Republiek in Centraal-Azië, ten zuidoosten van het Aralmeer en begrensd door Kazachstan, Turkmenistan, Kirgizië en Tadzjikistan; sinds 26 augustus 1990 onafhankelijk. Oezbekistan is lid van het Gemenebest van Onafhankelijke Staten (GOS).

In de vijftiende eeuw bracht de val van het Mongoolse Rijk in Centraal-Azië verschillende Oezbeekse dynastieën aan de macht, die er onder meer de onafhankelijke rijken Chiva en Boechara stichtten. In de tweede helft van de negentiende eeuw werden deze rijken door Rusland veroverd; de emirs van Chiva en Boechara bleven echter onder Russische soevereiniteit formeel hun gezag uitoefenen. Hoewel de Russische kolonisten de islamitische cultuur ontzagen, wekten zij toch veel weerstand op bij de plaatselijke bevolking. In 1916 kwamen de Oezbeken in opstand, waarbij zij zich echter veel minder fel weerden dan de Kazachen en de Kirgiezen.

De boerenbevolking van Oezbekistan nam geen deel aan de oktoberrevolutie van 1917, waardoor het Sovjetregime een overwegend Russisch karakter kreeg. In 1920 werden Chiva en Boechara omgevormd tot volksrepublieken; deze werden op 27 oktober 1924 verenigd in de Unierepubliek Oezbekistan, die tot 1991 deel uitmaakte van de Sovjetunie. De republiek werd in deze periode beschouwd als een soort Sovjetetalage voor de derde wereld. Dit gold met name voor de hoofdstad Tasjkent, die in 1966 door een zware aardbeving werd getroffen en vervolgens op voortvarende wijze werd hersteld.

De ineenstorting van de Sovjetunie aan het eind van de jaren tachtig leidde ook in Oezbekistan tot de opkomst van verschillende religieuze, etnische en politieke stromingen, die vrijelijk hun onvrede met het oude communistische gezag gingen uiten. De spanningen tussen de verschillende bevolkingsgroepen kwamen in juni 1989 in ernstige ongeregeldheden in de Oezbeekse steden tot uiting. De Opperste Sovjet van Oezbekistan verklaarde de republiek op 20 juni 1990 soeverein en op 26 augustus onafhankelijk; Oezbekistan bleef echter deelnemen aan het overleg met de centrale Sovjetregering tot behoud van de Sovjetunie. Toen evenwel door de oprichting van het GOS (8 december 1991) het voortbestaan van de oude unie in feite onmogelijk werd gemaakt, sloot ook Oezbekistan zich op de conferentie van Alma Ata (21 december 1991) bij het GOS aan. In december 1992 werd in Oezbekistan een nieuwe grondwet ingevoerd, die verkiezingen met meerdere partijen mogelijk maakte.

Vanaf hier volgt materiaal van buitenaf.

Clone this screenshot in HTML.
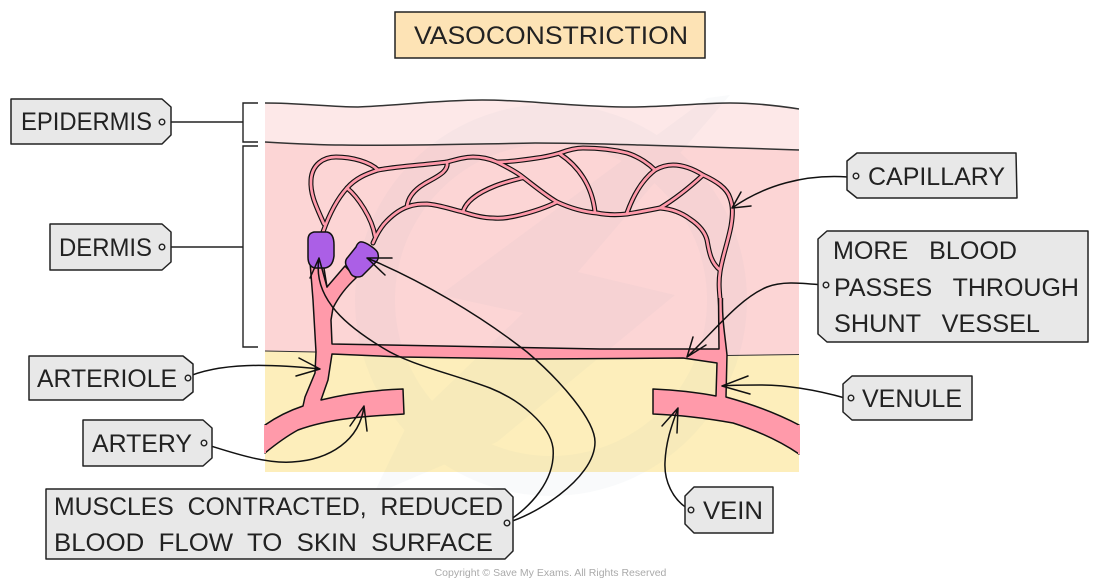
<!DOCTYPE html>
<html><head><meta charset="utf-8"><style>
html,body{margin:0;padding:0;background:#fff}
svg{display:block}
text{font-family:"Liberation Sans",sans-serif;font-size:25px;fill:#222;white-space:pre}
.l{fill:#e8e8e8;stroke:#222;stroke-width:1.5;stroke-linejoin:round}
.a{fill:none;stroke:#111;stroke-width:1.5;stroke-linecap:round;stroke-linejoin:round}
.c{fill:#e8e8e8;stroke:#222;stroke-width:1.4}
</style></head><body>
<svg width="1100" height="584" viewBox="0 0 1100 584" xmlns="http://www.w3.org/2000/svg">
<defs>
<g id="cap" fill="none" stroke-linecap="round" stroke-linejoin="round">
<path d="M324 224C316 206 310 194 311 180C312 164 324 157 336 157C352 157 370 162 378 170"/>
<path d="M323 232C330 212 338 198 347 188C356 178 366 174 378 170C400 166 425 165 447 162C458 159 465 157 473 157C483 157 490 159 497 162C505 166 513 170 520 175C532 184 545 195 557 202C570 208 584 212 597 213C607 215 618 215 627 214C640 212 650 210 660 208C675 199 690 187 703 175"/>
<path d="M497 162C510 162 524 160 537 158C545 157 553 155 560 153C568 150 575 148 583 148C600 148 615 150 627 153C640 157 650 165 655 170"/>
<path d="M560 154C578 166 592 185 595 212"/>
<path d="M627 213C633 196 642 180 655 170C662 166 668 165 673 165C684 165 695 170 703 175C716 181 727 188 730 198C733 206 733 214 731 226C728 242 722 258 720 272C718 285 720 295 720.500 306"/>
<path d="M660 208C672 209 682 213 690 219C699 225 705 232 707 240C709 250 710 262 720 270"/>
<path d="M373 243C376 236 379 230 384 224C392 215 399 210 407 207C415 204 421 204 427 204C440 205 450 209 463 212C475 216 485 218 493 218C503 219 512 217 520 215C532 212 545 208 557 202"/>
<path d="M347 188C358 197 372 218 375 236"/>
<path d="M407 207C408 197 414 190 424 184C436 177 449 172 447 162"/>
<path d="M463 212C466 200 480 192 495 186C505 182 514 180 522 178"/>
</g>
</defs>

<!-- skin -->
<path d="M265 103C300 103 330 107 358 107C390 106 440 100 482 100C510 100 530 102 560 104C590 106 610 107 630 107C665 107 700 103 730 103C755 103 780 106 799 109L799 152L265 145Z" fill="#fde8e8"/>
<path d="M265 142C300 144 320 145 342 145C400 146 470 144 535 143C570 143 605 144 640 145C690 147 745 148 799 150L799 356L265 352Z" fill="#fcd5d5"/>
<path d="M265 351L320 352L500 356L799 355L799 472L265 472Z" fill="#fdeebb"/>

<!-- watermark -->
<g fill="#5f8aa0" opacity=".03">
<path fill-rule="evenodd" d="M355 300A196 196 0 1 1 747 300A196 196 0 1 1 355 300ZM395 300A156 156 0 1 0 707 300A156 156 0 1 0 395 300Z"/>
<path d="M440 295L707 98L730 95L578 272L675 295L497 442L373 495L407 425L523 313Z"/>
</g>

<path d="M265 103C300 103 330 107 358 107C390 106 440 100 482 100C510 100 530 102 560 104C590 106 610 107 630 107C665 107 700 103 730 103C755 103 780 106 799 109" fill="none" stroke="#333" stroke-width="1.500"/>
<path d="M265 142C300 144 320 145 342 145C400 146 470 144 535 143C570 143 605 144 640 145C690 147 745 148 799 150" fill="none" stroke="#333" stroke-width="1.500"/>
<path d="M265 351L316 352M727 355.500L799 354.500" fill="none" stroke="#333" stroke-width="1"/>

<!-- vessels -->
<use href="#cap" stroke="#111" stroke-width="5"/>
<use href="#cap" stroke="#ff9aaa" stroke-width="2.700"/>
<path d="M718.500 298L719 349L600 349L332 344L331 320L333 308C338 298 345 288 356 278L345 266L327 287L323 262L310 262L313 300L316 352L315 373L305 397L303 406C288 411 275 418 265 425L265 453C276 444 287 436 298 430C330 418 370 416 404 414L403 389C375 390 345 394 321 400L328 380L332 354L402 357L535 359L683 358L717 363L716 396C695 392 675 390 653 389L653 414C680 415 705 418 733 423C758 431 780 441 799 454L799 425C778 414 755 405 726 397L727 355C725 335 722 320 722.500 298" fill="#ff9aaa" stroke="#111" stroke-width="1.500" stroke-linejoin="round"/>
<path d="M265 425L265 453M799 425L799 454" stroke="#ff9aaa" stroke-width="2" fill="none"/>

<!-- muscles -->
<path d="M314 232L327 232C332 233 334 238 334 245L334 256C333 264 330 267 325 268L315 268C310 267 308 263 308 257L308 240C308 235 310 233 314 232Z" fill="#ab5fe6" stroke="#111" stroke-width="1.500"/>
<path d="M360 242C365 241 378 250 378 254C379 258 378 260 376 262L362 276C358 278 353 277 351 274L346 265C345 262 346 259 348 257L356 247C357 244 358 243 360 242Z" fill="#ab5fe6" stroke="#111" stroke-width="1.500"/>

<!-- brackets -->
<path d="M258 103H243V142H258M258 146H243V347H258" fill="none" stroke="#222" stroke-width="1.400"/>
<path d="M171 122H243M171 247H243" fill="none" stroke="#222" stroke-width="1.400"/>

<!-- connectors -->
<g class="a">
<path d="M848 177C805 174 765 185 732 208M741 192L732 208L751 206"/>
<path d="M823 285C800 283 782 281 767 287C740 298 715 330 687 357M693 337L687 357L706 345"/>
<path d="M845 398C820 391 790 385 760 385C745 385 733 385 722 386M748 376L722 386L750 394"/>
<path d="M690 510C672 500 664 480 665 462C666 440 672 425 678 408M662 426L678 408L677 433"/>
<path d="M185 378C220 362 270 364 320 369M299 358L320 369L296 376"/>
<path d="M201 443C225 450 262 464 292 462C330 460 360 440 364 406M350 426L364 406L367 431"/>
<path d="M505 523C530 508 556 480 553 448C550 425 520 400 490 388C450 373 410 365 383 348C350 328 312 300 319 258M310 278L319 258L327 287"/>
<path d="M505 523C530 518 595 480 595 442C595 420 560 380 527 352C480 315 420 280 367 258M392 258L367 258L385 275"/>
</g>

<!-- title -->
<rect x="395" y="12" width="310" height="46" fill="#fde3b5" stroke="#222" stroke-width="1.500"/>
<text x="414" y="44" textLength="274" lengthAdjust="spacingAndGlyphs">VASOCONSTRICTION</text>

<!-- labels -->
<path class="l" d="M11 99H162L171 107V135L162 144H11Z"/>
<text x="21" y="130" textLength="131" lengthAdjust="spacingAndGlyphs">EPIDERMIS</text>
<circle class="c" cx="162" cy="122" r="2.800"/>

<path class="l" d="M50 224H162L171 232V262L162 270H50Z"/>
<text x="59" y="256" textLength="93" lengthAdjust="spacingAndGlyphs">DERMIS</text>
<circle class="c" cx="162" cy="247" r="2.800"/>

<path class="l" d="M29 356H183L193 364V392L183 400H29Z"/>
<text x="37" y="387" textLength="140" lengthAdjust="spacingAndGlyphs">ARTERIOLE</text>
<circle class="c" cx="188" cy="378" r="2.800"/>

<path class="l" d="M83 420H203L212 428V458L203 466H83Z"/>
<text x="92" y="452" textLength="100" lengthAdjust="spacingAndGlyphs">ARTERY</text>
<circle class="c" cx="204" cy="443" r="2.800"/>

<path class="l" d="M46 489H505L513 497V551L505 559H46Z"/>
<text x="54" y="515" textLength="449" lengthAdjust="spacingAndGlyphs">MUSCLES  CONTRACTED,  REDUCED</text>
<text x="54" y="551" textLength="439" lengthAdjust="spacingAndGlyphs">BLOOD  FLOW  TO  SKIN  SURFACE</text>
<circle class="c" cx="507" cy="523" r="2.800"/>

<path class="l" d="M857 153H1016L1017 198H857L847 190V161Z"/>
<text x="868" y="185" textLength="137" lengthAdjust="spacingAndGlyphs">CAPILLARY</text>
<circle class="c" cx="856" cy="176" r="2.800"/>

<path class="l" d="M827 231H1088V342H827L818 334V239Z"/>
<text x="833" y="259" textLength="184" lengthAdjust="spacingAndGlyphs">MORE   BLOOD</text>
<text x="834" y="296" textLength="245" lengthAdjust="spacingAndGlyphs">PASSES   THROUGH</text>
<text x="834" y="332" textLength="206" lengthAdjust="spacingAndGlyphs">SHUNT   VESSEL</text>
<circle class="c" cx="826" cy="285" r="2.800"/>

<path class="l" d="M852 376H972V420H852L843 412V384Z"/>
<text x="862" y="407" textLength="100" lengthAdjust="spacingAndGlyphs">VENULE</text>
<circle class="c" cx="851" cy="398" r="2.800"/>

<path class="l" d="M694 487H773V533H694L685 524V496Z"/>
<text x="703" y="519" textLength="60" lengthAdjust="spacingAndGlyphs">VEIN</text>
<circle class="c" cx="691" cy="510" r="2.800"/>

<text x="550.500" y="576" text-anchor="middle" style="font-size:10.500px;fill:#aaa">Copyright © Save My Exams. All Rights Reserved</text>
</svg>
</body></html>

Oezbekistan is een van de armste republieken van de voormalige Sovjetunie. De nieuwe regering handhaafde na de onafhankelijkheid de centraal geleide planeconomie met grote subsidies en strenge controle op de prijzen en de productie. Aanvankelijk werd Oezbekistan hierdoor gespaard voor hoge inflatie en een sterke daling van de productie, zoals in andere voormalige Sovjetrepublieken. Onder druk van Rusland werd Oezbekistan echter gedwongen in 1993 in plaats van de roebel een eigen munteenheid in te voeren, waarna de inflatie sterk toenam. De regering startte toen met een programma van economische hervormingen, waarin ook was voorzien in de privatisering van de industrie.

Tussen 25 december 1994 en 22 januari 1995 werden verkiezingen gehouden voor het nieuwe parlement van Oezbekistan, de uit één kamer bestaande Oli Majlis (Opperste Assemblée). Er mochten slechts twee partijen meedoen. De vroegere communistische Democratische Volkspartij (PDP) van president Islam Karimov behaalde negenenzestig van de tweehonderdvijftig zetels, en haar bondgenoot de Vooruitgangspartij voor het Vaderland (FP) veertien zetels. De resterende honderdzevenenzestig zetels gingen naar kandidaten van lokale autoriteiten; honderdtwintig van hen behoorden tot de PDP, waardoor deze partij een zeer grote meerderheid in het parlement verkreeg. In een referendum op 26 maart 1995 werd de zittingstermijn van president Islam Karimov, die in maart 1990 door de Opperste Sovjet was gekozen, verlengd tot het jaar 2000.